Figure scripts
※ ※ ※
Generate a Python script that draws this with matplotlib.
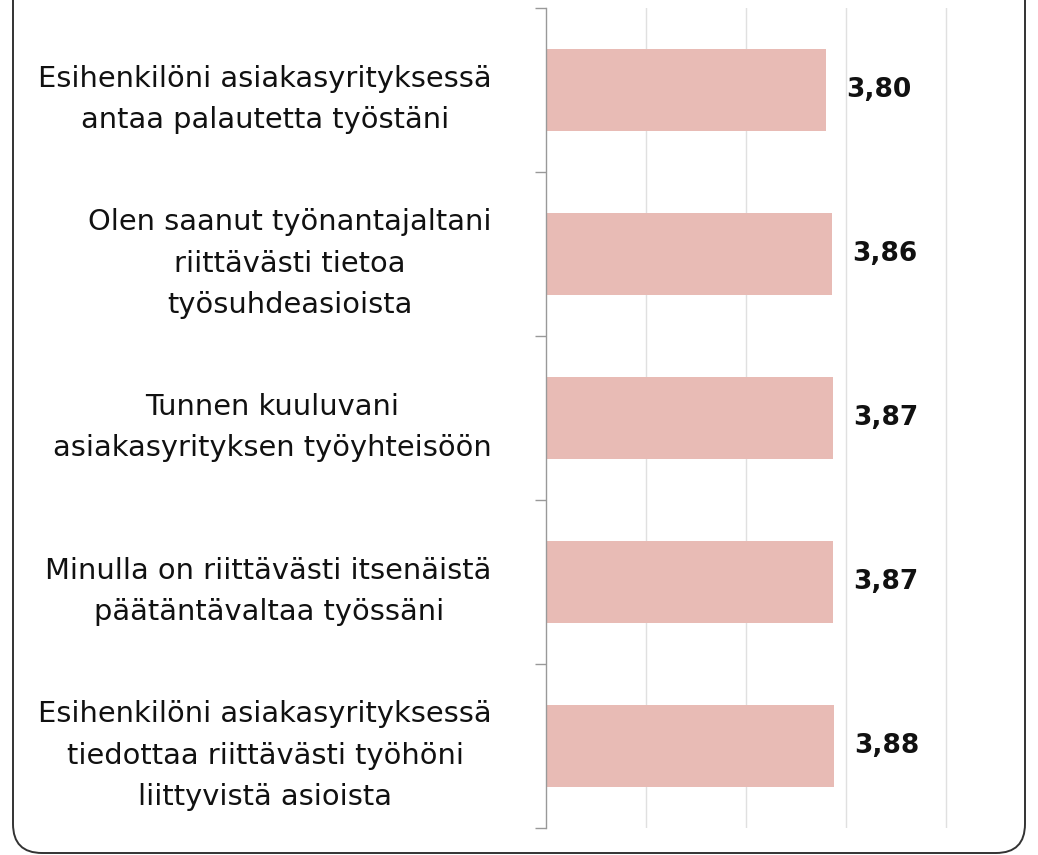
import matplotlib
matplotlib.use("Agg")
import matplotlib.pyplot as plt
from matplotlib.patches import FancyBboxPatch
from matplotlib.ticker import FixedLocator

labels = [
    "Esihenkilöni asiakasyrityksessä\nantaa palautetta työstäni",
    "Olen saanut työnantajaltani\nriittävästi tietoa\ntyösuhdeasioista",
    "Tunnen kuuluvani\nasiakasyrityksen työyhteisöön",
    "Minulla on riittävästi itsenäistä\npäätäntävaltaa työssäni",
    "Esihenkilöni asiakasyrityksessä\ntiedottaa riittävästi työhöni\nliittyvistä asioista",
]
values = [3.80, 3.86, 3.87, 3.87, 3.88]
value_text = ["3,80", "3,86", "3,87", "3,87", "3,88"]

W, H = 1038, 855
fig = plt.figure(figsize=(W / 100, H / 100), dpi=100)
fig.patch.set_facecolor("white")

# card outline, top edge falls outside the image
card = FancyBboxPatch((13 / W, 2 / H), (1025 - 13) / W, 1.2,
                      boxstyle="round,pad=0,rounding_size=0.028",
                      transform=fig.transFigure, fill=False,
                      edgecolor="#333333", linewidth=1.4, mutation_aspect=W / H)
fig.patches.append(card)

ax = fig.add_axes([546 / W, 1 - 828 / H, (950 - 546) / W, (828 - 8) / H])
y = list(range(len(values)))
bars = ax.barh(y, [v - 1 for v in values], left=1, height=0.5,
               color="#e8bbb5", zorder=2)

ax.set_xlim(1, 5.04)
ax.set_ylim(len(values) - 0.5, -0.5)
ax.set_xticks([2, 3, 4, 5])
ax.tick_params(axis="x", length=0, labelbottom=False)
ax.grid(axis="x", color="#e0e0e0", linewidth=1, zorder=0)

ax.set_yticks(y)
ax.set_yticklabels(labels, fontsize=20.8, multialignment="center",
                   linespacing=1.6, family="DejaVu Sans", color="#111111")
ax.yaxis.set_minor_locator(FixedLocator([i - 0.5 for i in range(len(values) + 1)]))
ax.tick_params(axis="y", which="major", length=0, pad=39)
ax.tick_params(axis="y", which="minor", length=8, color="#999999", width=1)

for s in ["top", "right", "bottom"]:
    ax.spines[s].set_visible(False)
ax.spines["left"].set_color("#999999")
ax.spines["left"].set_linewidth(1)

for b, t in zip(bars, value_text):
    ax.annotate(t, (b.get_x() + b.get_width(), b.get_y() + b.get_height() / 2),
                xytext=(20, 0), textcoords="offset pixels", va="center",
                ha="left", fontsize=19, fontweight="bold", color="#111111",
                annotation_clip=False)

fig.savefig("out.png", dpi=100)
※ ※ ※
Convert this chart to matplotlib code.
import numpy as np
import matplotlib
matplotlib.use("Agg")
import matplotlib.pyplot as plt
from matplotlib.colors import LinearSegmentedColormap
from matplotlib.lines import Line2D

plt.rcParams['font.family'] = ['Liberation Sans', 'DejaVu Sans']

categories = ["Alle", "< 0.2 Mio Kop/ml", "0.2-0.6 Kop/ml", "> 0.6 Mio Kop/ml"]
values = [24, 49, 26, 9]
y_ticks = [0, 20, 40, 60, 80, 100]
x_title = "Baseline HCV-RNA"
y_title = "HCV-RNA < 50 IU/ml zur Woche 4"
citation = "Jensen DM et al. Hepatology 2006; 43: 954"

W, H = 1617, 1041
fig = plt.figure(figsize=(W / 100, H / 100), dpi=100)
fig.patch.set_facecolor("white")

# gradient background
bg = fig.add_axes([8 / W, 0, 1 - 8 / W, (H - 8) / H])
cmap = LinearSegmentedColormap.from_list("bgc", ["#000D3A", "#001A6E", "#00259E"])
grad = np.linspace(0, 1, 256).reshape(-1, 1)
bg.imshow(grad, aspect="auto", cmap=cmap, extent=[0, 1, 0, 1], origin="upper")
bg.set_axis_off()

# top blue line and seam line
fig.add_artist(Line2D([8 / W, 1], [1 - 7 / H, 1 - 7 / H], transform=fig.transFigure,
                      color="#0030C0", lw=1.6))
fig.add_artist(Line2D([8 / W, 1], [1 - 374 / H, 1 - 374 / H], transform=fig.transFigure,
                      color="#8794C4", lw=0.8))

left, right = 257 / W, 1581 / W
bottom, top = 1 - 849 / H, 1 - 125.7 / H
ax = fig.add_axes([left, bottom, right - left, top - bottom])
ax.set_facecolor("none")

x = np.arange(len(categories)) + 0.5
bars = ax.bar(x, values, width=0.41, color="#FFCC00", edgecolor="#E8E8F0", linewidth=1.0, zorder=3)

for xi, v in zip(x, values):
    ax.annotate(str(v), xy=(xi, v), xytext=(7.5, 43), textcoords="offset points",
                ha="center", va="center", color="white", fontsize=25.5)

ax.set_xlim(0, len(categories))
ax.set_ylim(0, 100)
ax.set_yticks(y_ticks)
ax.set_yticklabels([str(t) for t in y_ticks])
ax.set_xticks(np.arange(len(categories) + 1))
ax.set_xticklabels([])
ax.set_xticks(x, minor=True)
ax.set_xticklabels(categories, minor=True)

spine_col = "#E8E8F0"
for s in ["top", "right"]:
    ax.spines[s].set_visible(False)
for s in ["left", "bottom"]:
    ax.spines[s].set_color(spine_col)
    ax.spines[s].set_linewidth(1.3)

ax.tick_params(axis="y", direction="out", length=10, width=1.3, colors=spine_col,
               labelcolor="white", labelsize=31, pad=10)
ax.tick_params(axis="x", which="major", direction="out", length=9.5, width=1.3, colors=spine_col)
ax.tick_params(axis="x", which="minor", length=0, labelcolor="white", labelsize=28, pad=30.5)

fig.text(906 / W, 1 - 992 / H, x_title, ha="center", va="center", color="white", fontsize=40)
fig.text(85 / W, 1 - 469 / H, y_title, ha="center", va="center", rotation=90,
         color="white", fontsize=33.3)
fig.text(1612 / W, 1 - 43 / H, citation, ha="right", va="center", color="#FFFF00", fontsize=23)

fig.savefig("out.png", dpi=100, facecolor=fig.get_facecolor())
※ ※ ※
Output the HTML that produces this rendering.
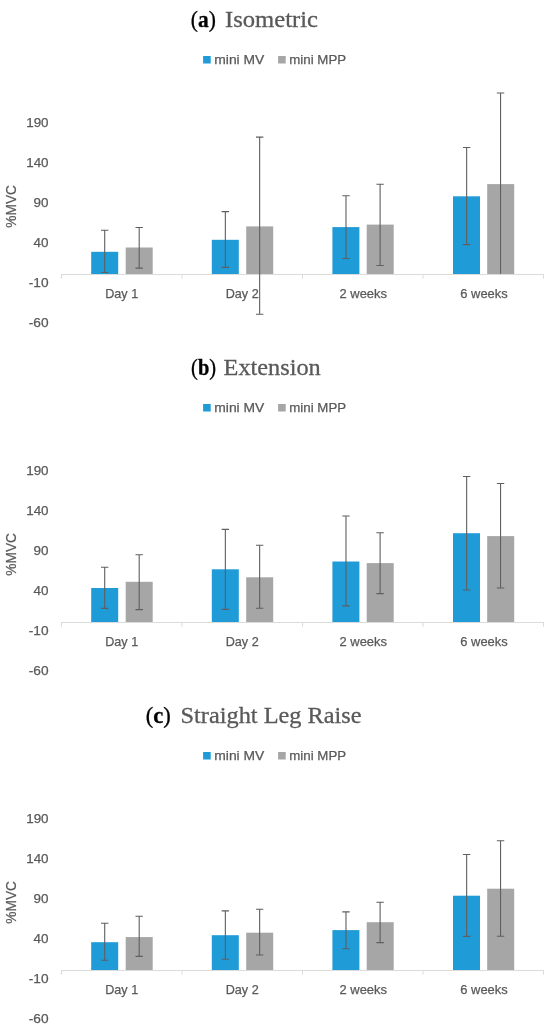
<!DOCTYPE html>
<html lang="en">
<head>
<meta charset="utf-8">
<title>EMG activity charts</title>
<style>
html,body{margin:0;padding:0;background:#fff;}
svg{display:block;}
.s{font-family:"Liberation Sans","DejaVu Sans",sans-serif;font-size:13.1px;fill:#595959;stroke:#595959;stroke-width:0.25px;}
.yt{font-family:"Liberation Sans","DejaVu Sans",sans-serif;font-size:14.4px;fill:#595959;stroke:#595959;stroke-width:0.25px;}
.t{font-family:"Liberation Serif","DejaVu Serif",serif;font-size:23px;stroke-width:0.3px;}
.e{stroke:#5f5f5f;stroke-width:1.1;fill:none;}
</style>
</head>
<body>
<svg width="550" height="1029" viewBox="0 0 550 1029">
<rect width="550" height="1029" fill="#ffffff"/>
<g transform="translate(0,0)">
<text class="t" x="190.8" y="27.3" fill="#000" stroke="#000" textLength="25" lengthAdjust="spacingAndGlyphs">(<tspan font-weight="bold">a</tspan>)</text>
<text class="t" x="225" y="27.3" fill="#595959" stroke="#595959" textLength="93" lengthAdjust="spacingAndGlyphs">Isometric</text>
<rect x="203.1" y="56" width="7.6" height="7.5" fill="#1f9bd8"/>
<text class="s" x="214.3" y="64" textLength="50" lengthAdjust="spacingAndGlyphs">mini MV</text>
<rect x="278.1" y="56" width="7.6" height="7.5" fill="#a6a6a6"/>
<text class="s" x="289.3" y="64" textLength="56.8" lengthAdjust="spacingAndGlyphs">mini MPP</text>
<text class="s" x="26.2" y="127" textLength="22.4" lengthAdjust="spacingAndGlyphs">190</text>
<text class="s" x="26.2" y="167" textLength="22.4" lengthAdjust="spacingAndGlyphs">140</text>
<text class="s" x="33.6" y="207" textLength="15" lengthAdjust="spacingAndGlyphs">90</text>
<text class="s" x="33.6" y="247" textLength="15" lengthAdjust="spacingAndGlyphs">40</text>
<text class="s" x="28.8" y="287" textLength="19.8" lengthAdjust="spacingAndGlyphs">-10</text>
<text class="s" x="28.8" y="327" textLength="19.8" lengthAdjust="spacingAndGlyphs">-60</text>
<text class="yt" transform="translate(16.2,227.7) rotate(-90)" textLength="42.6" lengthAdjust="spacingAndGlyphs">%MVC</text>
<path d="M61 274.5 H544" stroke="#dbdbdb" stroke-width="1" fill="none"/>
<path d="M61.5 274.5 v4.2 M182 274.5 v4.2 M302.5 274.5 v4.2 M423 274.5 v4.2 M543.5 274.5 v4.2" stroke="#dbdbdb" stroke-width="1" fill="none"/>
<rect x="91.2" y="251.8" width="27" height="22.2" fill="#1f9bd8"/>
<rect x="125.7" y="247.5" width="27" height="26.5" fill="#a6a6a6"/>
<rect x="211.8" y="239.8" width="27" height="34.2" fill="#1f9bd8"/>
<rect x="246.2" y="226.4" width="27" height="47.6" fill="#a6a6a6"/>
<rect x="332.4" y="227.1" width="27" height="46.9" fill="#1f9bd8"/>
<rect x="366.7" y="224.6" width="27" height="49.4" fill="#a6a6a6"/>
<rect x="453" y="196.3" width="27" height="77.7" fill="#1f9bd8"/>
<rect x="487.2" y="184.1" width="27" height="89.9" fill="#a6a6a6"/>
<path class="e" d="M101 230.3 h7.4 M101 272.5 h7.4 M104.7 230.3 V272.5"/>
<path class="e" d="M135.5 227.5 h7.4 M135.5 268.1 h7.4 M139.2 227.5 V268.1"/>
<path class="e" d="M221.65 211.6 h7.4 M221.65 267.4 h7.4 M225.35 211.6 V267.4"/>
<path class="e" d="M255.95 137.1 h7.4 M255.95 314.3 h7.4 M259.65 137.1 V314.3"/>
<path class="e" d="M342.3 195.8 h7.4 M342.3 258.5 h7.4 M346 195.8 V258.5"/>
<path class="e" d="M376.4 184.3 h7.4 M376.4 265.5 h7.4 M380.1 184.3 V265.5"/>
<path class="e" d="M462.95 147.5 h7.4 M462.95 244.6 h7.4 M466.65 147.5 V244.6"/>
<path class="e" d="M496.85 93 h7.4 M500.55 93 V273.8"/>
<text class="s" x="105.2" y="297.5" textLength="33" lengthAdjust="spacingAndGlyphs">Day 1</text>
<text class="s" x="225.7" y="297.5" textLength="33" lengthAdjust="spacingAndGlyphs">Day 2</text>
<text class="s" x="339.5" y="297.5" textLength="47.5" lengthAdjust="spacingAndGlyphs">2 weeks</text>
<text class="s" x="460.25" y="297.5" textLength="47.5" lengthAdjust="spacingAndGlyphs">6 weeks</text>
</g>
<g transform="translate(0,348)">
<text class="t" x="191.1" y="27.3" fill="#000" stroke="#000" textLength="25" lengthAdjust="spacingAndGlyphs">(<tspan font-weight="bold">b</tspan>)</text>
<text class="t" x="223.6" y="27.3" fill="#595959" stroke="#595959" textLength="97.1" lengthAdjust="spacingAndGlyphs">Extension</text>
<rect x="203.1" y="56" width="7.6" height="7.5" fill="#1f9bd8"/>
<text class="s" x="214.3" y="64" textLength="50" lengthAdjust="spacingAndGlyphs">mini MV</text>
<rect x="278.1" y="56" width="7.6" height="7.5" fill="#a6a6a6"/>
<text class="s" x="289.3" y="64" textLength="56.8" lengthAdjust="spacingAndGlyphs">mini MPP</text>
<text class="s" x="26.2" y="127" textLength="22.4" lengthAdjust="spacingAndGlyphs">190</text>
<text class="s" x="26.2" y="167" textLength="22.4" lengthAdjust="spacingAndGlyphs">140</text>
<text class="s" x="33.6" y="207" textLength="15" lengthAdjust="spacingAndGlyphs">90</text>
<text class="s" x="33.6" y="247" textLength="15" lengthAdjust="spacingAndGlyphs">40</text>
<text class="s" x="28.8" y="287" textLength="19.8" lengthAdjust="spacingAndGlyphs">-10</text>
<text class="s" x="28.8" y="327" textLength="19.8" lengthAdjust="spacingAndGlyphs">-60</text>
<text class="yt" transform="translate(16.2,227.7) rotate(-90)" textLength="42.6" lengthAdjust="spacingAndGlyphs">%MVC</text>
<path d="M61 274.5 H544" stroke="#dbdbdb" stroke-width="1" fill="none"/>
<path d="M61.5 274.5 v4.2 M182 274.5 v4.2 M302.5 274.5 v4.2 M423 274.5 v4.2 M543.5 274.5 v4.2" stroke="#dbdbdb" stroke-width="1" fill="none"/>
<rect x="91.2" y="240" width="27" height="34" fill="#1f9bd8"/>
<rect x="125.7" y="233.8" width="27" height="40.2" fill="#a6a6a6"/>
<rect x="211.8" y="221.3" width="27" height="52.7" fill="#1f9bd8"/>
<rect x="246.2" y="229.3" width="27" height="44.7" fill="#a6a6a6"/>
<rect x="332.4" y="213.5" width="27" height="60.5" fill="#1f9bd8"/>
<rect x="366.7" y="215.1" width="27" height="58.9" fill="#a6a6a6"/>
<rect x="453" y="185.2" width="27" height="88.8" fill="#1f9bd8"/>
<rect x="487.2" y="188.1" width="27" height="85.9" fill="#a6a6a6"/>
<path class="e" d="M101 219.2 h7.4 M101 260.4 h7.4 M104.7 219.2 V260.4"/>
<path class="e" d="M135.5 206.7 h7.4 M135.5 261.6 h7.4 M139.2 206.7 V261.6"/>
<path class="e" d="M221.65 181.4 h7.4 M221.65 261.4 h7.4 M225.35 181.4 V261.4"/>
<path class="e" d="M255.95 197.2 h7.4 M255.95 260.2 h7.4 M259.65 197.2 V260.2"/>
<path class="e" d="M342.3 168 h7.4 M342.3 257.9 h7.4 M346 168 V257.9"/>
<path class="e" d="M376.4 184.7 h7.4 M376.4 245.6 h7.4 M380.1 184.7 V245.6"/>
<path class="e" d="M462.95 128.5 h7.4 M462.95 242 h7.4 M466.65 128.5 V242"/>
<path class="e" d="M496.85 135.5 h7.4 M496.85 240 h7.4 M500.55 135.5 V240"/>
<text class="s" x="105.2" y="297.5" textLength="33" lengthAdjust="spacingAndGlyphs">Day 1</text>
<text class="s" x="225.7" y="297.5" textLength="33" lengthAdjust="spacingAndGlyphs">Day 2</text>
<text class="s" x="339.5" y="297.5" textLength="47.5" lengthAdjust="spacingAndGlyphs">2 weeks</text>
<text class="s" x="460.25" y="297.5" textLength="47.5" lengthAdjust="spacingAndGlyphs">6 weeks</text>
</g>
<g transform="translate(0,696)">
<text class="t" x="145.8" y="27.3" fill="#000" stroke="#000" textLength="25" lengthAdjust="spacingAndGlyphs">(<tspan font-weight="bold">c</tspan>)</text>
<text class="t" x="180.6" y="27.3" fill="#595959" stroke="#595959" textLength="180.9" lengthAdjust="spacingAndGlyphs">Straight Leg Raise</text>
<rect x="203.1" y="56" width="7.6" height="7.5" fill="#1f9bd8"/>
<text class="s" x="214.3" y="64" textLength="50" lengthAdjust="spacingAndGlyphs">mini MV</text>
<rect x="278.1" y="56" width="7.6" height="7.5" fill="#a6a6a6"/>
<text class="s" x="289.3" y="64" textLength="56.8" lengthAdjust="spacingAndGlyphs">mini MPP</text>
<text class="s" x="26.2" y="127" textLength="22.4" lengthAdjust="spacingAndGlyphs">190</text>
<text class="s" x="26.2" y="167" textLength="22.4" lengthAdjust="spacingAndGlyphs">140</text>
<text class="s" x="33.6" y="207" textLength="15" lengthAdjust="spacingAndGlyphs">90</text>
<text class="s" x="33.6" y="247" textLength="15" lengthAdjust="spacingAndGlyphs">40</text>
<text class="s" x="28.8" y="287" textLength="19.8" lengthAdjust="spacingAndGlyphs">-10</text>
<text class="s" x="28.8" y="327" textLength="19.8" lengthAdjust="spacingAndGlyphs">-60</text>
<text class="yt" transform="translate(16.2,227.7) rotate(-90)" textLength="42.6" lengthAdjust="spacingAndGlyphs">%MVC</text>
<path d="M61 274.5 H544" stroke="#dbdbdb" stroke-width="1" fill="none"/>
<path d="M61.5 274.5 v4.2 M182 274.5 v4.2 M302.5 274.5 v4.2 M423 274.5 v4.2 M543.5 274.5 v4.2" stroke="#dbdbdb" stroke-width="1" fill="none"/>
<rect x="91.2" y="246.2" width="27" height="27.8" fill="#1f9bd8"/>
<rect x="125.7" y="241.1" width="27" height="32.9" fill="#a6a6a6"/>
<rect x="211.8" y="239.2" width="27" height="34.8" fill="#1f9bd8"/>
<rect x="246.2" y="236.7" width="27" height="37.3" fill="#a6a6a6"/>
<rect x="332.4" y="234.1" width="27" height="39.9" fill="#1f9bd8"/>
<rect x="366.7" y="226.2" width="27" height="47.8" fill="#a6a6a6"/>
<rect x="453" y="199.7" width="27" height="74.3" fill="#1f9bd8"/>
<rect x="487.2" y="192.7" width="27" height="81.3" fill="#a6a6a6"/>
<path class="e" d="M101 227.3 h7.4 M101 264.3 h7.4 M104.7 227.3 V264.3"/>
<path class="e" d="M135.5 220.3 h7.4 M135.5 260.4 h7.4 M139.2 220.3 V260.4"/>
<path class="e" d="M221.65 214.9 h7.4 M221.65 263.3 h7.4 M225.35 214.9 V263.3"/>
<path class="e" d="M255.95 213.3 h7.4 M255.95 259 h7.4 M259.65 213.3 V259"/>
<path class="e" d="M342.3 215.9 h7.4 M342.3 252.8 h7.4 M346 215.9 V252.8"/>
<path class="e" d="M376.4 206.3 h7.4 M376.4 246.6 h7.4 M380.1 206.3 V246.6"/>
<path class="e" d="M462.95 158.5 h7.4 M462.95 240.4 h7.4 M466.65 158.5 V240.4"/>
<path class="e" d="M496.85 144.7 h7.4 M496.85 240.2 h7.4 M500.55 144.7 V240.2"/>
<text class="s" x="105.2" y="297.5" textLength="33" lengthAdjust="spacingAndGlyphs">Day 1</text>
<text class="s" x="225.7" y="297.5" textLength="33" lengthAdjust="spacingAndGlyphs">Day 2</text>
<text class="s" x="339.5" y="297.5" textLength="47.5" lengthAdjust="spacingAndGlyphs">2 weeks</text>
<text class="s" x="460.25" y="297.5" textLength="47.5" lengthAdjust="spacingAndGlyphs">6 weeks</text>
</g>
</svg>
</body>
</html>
※ ※ ※
=== Exercise instructions ===
Take the stretch from the line containing "Generate a Python" through the line containing "fig.patches.append(card)" and reproduce it exactly, both ends included. Omit the pictures.

=== Answer in full ===
Generate a Python script that draws this with matplotlib.
import matplotlib
matplotlib.use("Agg")
import matplotlib.pyplot as plt
from matplotlib.patches import FancyBboxPatch
from matplotlib.ticker import FixedLocator

labels = [
    "Esihenkilöni asiakasyrityksessä\nantaa palautetta työstäni",
    "Olen saanut työnantajaltani\nriittävästi tietoa\ntyösuhdeasioista",
    "Tunnen kuuluvani\nasiakasyrityksen työyhteisöön",
    "Minulla on riittävästi itsenäistä\npäätäntävaltaa työssäni",
    "Esihenkilöni asiakasyrityksessä\ntiedottaa riittävästi työhöni\nliittyvistä asioista",
]
values = [3.80, 3.86, 3.87, 3.87, 3.88]
value_text = ["3,80", "3,86", "3,87", "3,87", "3,88"]

W, H = 1038, 855
fig = plt.figure(figsize=(W / 100, H / 100), dpi=100)
fig.patch.set_facecolor("white")

# card outline, top edge falls outside the image
card = FancyBboxPatch((13 / W, 2 / H), (1025 - 13) / W, 1.2,
                      boxstyle="round,pad=0,rounding_size=0.028",
                      transform=fig.transFigure, fill=False,
                      edgecolor="#333333", linewidth=1.4, mutation_aspect=W / H)
fig.patches.append(card)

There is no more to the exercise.